■ Objective
Reproduce all the lines below exactly and omit the images.

_ _ _

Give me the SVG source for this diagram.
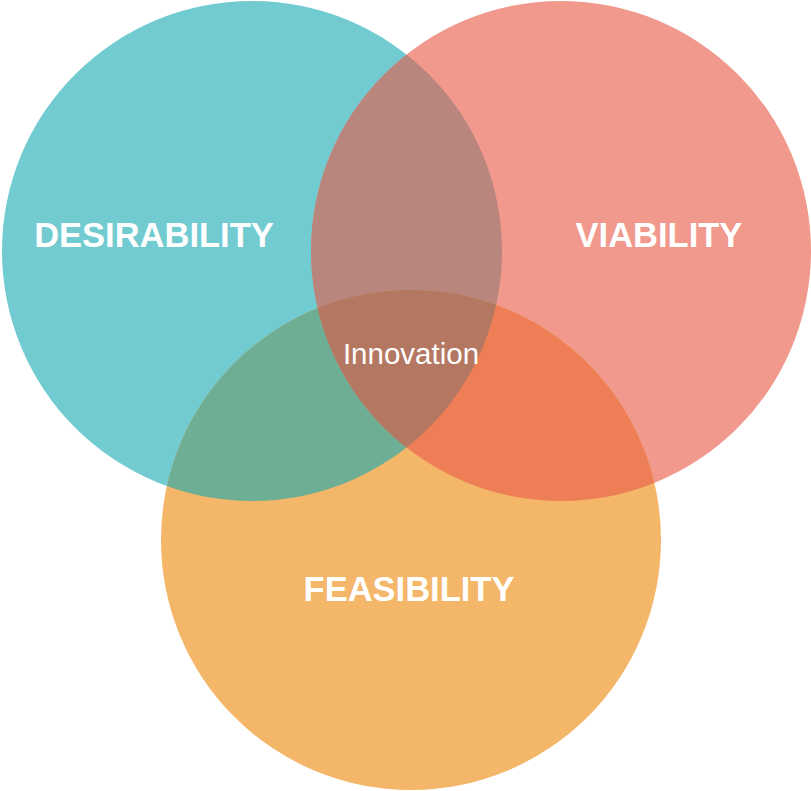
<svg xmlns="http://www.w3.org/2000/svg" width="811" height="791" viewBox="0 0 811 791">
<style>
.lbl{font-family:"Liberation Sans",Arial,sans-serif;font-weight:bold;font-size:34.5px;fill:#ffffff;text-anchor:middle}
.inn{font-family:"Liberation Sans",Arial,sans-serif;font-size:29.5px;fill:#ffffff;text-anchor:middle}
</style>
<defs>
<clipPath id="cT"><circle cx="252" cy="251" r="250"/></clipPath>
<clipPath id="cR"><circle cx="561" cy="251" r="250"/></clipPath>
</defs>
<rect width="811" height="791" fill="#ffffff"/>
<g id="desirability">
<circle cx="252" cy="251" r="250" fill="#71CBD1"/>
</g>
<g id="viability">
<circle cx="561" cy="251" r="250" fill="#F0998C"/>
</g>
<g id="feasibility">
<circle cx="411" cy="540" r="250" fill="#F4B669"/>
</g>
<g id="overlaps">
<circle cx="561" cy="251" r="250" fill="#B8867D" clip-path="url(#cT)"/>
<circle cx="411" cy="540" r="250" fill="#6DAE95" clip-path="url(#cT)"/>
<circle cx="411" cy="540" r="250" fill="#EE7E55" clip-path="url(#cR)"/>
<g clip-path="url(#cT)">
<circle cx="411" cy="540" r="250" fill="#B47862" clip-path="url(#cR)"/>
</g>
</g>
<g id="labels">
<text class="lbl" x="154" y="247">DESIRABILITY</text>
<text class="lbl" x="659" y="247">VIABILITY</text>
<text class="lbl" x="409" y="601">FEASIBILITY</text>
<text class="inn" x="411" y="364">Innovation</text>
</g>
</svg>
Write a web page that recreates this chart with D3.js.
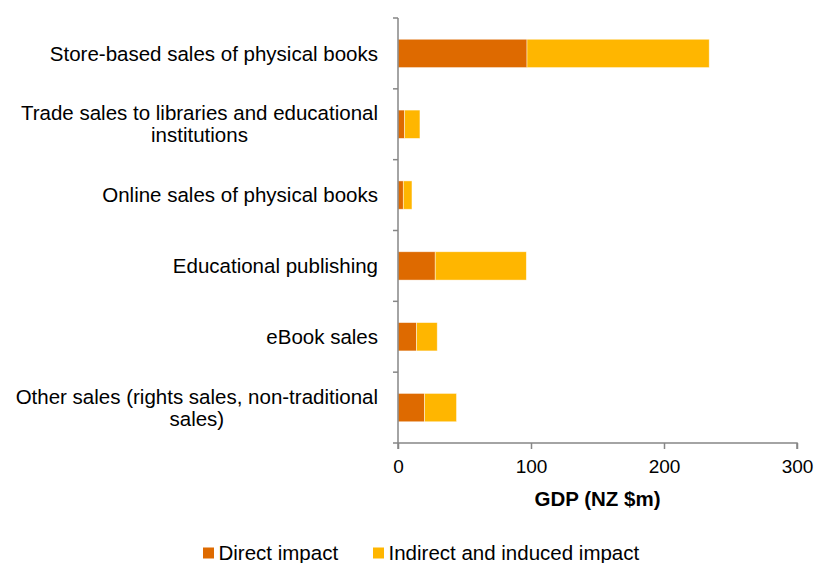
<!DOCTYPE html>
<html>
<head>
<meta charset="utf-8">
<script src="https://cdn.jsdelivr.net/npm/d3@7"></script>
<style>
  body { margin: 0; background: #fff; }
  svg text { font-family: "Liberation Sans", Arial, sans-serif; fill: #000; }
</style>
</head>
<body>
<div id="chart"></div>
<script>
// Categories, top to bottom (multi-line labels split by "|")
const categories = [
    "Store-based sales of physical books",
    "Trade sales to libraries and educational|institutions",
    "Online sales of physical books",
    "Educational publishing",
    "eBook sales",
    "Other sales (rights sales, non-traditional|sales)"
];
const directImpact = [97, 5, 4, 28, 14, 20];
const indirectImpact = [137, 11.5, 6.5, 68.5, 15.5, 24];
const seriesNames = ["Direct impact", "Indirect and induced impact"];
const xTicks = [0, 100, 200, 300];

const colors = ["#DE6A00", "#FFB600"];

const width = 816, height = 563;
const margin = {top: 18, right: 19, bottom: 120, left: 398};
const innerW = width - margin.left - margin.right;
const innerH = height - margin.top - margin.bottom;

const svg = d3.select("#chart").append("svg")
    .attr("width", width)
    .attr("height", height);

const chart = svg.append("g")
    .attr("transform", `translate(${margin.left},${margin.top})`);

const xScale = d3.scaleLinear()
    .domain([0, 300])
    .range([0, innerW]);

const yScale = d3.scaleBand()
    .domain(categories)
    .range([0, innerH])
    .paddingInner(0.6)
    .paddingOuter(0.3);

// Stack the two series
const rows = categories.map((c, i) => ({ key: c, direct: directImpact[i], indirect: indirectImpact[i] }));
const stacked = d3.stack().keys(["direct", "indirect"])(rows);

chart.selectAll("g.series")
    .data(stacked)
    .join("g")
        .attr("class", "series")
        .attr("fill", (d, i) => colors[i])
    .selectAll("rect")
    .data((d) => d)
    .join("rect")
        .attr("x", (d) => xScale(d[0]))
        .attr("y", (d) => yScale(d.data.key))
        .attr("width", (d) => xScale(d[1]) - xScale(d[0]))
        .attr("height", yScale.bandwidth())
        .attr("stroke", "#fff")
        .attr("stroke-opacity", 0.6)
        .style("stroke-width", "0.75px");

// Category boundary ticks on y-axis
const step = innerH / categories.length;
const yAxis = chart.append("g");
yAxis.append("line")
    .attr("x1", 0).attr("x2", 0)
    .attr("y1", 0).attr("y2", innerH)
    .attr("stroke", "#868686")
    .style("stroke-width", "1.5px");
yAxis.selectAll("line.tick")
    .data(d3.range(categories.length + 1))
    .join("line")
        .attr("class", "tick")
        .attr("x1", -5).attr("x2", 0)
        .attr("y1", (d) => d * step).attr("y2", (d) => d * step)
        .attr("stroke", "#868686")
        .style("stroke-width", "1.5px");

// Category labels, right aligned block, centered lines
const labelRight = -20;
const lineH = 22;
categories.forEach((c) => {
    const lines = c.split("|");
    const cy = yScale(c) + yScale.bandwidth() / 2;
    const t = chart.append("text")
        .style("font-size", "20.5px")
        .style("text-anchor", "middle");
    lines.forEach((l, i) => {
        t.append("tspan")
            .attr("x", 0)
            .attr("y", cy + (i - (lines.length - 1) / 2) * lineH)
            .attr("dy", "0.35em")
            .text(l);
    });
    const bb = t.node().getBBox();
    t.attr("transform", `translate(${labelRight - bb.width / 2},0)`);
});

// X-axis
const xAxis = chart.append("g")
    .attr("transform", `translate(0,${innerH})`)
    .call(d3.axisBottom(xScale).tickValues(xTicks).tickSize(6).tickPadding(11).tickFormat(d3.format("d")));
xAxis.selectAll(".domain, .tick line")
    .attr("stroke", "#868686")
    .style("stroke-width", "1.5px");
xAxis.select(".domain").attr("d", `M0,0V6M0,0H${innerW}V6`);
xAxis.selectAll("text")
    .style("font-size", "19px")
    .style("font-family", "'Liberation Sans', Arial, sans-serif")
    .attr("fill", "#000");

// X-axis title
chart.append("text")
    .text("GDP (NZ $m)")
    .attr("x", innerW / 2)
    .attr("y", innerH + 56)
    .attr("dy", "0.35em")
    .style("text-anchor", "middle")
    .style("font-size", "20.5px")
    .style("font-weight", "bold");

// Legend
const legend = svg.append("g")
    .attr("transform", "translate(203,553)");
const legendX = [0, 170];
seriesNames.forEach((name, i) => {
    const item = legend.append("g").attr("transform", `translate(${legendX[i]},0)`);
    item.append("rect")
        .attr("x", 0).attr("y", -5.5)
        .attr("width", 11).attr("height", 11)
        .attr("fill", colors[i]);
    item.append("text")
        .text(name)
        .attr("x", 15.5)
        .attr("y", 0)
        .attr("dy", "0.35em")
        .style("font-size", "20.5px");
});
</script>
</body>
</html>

_ _ _

■ Response for this exercise
Give me the SVG source for this diagram.
<svg xmlns="http://www.w3.org/2000/svg" width="811" height="791" viewBox="0 0 811 791">
<style>
.lbl{font-family:"Liberation Sans",Arial,sans-serif;font-weight:bold;font-size:34.5px;fill:#ffffff;text-anchor:middle}
.inn{font-family:"Liberation Sans",Arial,sans-serif;font-size:29.5px;fill:#ffffff;text-anchor:middle}
</style>
<defs>
<clipPath id="cT"><circle cx="252" cy="251" r="250"/></clipPath>
<clipPath id="cR"><circle cx="561" cy="251" r="250"/></clipPath>
</defs>
<rect width="811" height="791" fill="#ffffff"/>
<g id="desirability">
<circle cx="252" cy="251" r="250" fill="#71CBD1"/>
</g>
<g id="viability">
<circle cx="561" cy="251" r="250" fill="#F0998C"/>
</g>
<g id="feasibility">
<circle cx="411" cy="540" r="250" fill="#F4B669"/>
</g>
<g id="overlaps">
<circle cx="561" cy="251" r="250" fill="#B8867D" clip-path="url(#cT)"/>
<circle cx="411" cy="540" r="250" fill="#6DAE95" clip-path="url(#cT)"/>
<circle cx="411" cy="540" r="250" fill="#EE7E55" clip-path="url(#cR)"/>
<g clip-path="url(#cT)">
<circle cx="411" cy="540" r="250" fill="#B47862" clip-path="url(#cR)"/>
</g>
</g>
<g id="labels">
<text class="lbl" x="154" y="247">DESIRABILITY</text>
<text class="lbl" x="659" y="247">VIABILITY</text>
<text class="lbl" x="409" y="601">FEASIBILITY</text>
<text class="inn" x="411" y="364">Innovation</text>
</g>
</svg>
Write a web page that recreates this chart with D3.js.
<!DOCTYPE html>
<html>
<head>
<meta charset="utf-8">
<script src="https://cdn.jsdelivr.net/npm/d3@7"></script>
<style>
  body { margin: 0; background: #fff; }
  svg text { font-family: "Liberation Sans", Arial, sans-serif; fill: #000; }
</style>
</head>
<body>
<div id="chart"></div>
<script>
// Categories, top to bottom (multi-line labels split by "|")
const categories = [
    "Store-based sales of physical books",
    "Trade sales to libraries and educational|institutions",
    "Online sales of physical books",
    "Educational publishing",
    "eBook sales",
    "Other sales (rights sales, non-traditional|sales)"
];
const directImpact = [97, 5, 4, 28, 14, 20];
const indirectImpact = [137, 11.5, 6.5, 68.5, 15.5, 24];
const seriesNames = ["Direct impact", "Indirect and induced impact"];
const xTicks = [0, 100, 200, 300];

const colors = ["#DE6A00", "#FFB600"];

const width = 816, height = 563;
const margin = {top: 18, right: 19, bottom: 120, left: 398};
const innerW = width - margin.left - margin.right;
const innerH = height - margin.top - margin.bottom;

const svg = d3.select("#chart").append("svg")
    .attr("width", width)
    .attr("height", height);

const chart = svg.append("g")
    .attr("transform", `translate(${margin.left},${margin.top})`);

const xScale = d3.scaleLinear()
    .domain([0, 300])
    .range([0, innerW]);

const yScale = d3.scaleBand()
    .domain(categories)
    .range([0, innerH])
    .paddingInner(0.6)
    .paddingOuter(0.3);

// Stack the two series
const rows = categories.map((c, i) => ({ key: c, direct: directImpact[i], indirect: indirectImpact[i] }));
const stacked = d3.stack().keys(["direct", "indirect"])(rows);

chart.selectAll("g.series")
    .data(stacked)
    .join("g")
        .attr("class", "series")
        .attr("fill", (d, i) => colors[i])
    .selectAll("rect")
    .data((d) => d)
    .join("rect")
        .attr("x", (d) => xScale(d[0]))
        .attr("y", (d) => yScale(d.data.key))
        .attr("width", (d) => xScale(d[1]) - xScale(d[0]))
        .attr("height", yScale.bandwidth())
        .attr("stroke", "#fff")
        .attr("stroke-opacity", 0.6)
        .style("stroke-width", "0.75px");

// Category boundary ticks on y-axis
const step = innerH / categories.length;
const yAxis = chart.append("g");
yAxis.append("line")
    .attr("x1", 0).attr("x2", 0)
    .attr("y1", 0).attr("y2", innerH)
    .attr("stroke", "#868686")
    .style("stroke-width", "1.5px");
yAxis.selectAll("line.tick")
    .data(d3.range(categories.length + 1))
    .join("line")
        .attr("class", "tick")
        .attr("x1", -5).attr("x2", 0)
        .attr("y1", (d) => d * step).attr("y2", (d) => d * step)
        .attr("stroke", "#868686")
        .style("stroke-width", "1.5px");

// Category labels, right aligned block, centered lines
const labelRight = -20;
const lineH = 22;
categories.forEach((c) => {
    const lines = c.split("|");
    const cy = yScale(c) + yScale.bandwidth() / 2;
    const t = chart.append("text")
        .style("font-size", "20.5px")
        .style("text-anchor", "middle");
    lines.forEach((l, i) => {
        t.append("tspan")
            .attr("x", 0)
            .attr("y", cy + (i - (lines.length - 1) / 2) * lineH)
            .attr("dy", "0.35em")
            .text(l);
    });
    const bb = t.node().getBBox();
    t.attr("transform", `translate(${labelRight - bb.width / 2},0)`);
});

// X-axis
const xAxis = chart.append("g")
    .attr("transform", `translate(0,${innerH})`)
    .call(d3.axisBottom(xScale).tickValues(xTicks).tickSize(6).tickPadding(11).tickFormat(d3.format("d")));
xAxis.selectAll(".domain, .tick line")
    .attr("stroke", "#868686")
    .style("stroke-width", "1.5px");
xAxis.select(".domain").attr("d", `M0,0V6M0,0H${innerW}V6`);
xAxis.selectAll("text")
    .style("font-size", "19px")
    .style("font-family", "'Liberation Sans', Arial, sans-serif")
    .attr("fill", "#000");

// X-axis title
chart.append("text")
    .text("GDP (NZ $m)")
    .attr("x", innerW / 2)
    .attr("y", innerH + 56)
    .attr("dy", "0.35em")
    .style("text-anchor", "middle")
    .style("font-size", "20.5px")
    .style("font-weight", "bold");

// Legend
const legend = svg.append("g")
    .attr("transform", "translate(203,553)");
const legendX = [0, 170];
seriesNames.forEach((name, i) => {
    const item = legend.append("g").attr("transform", `translate(${legendX[i]},0)`);
    item.append("rect")
        .attr("x", 0).attr("y", -5.5)
        .attr("width", 11).attr("height", 11)
        .attr("fill", colors[i]);
    item.append("text")
        .text(name)
        .attr("x", 15.5)
        .attr("y", 0)
        .attr("dy", "0.35em")
        .style("font-size", "20.5px");
});
</script>
</body>
</html>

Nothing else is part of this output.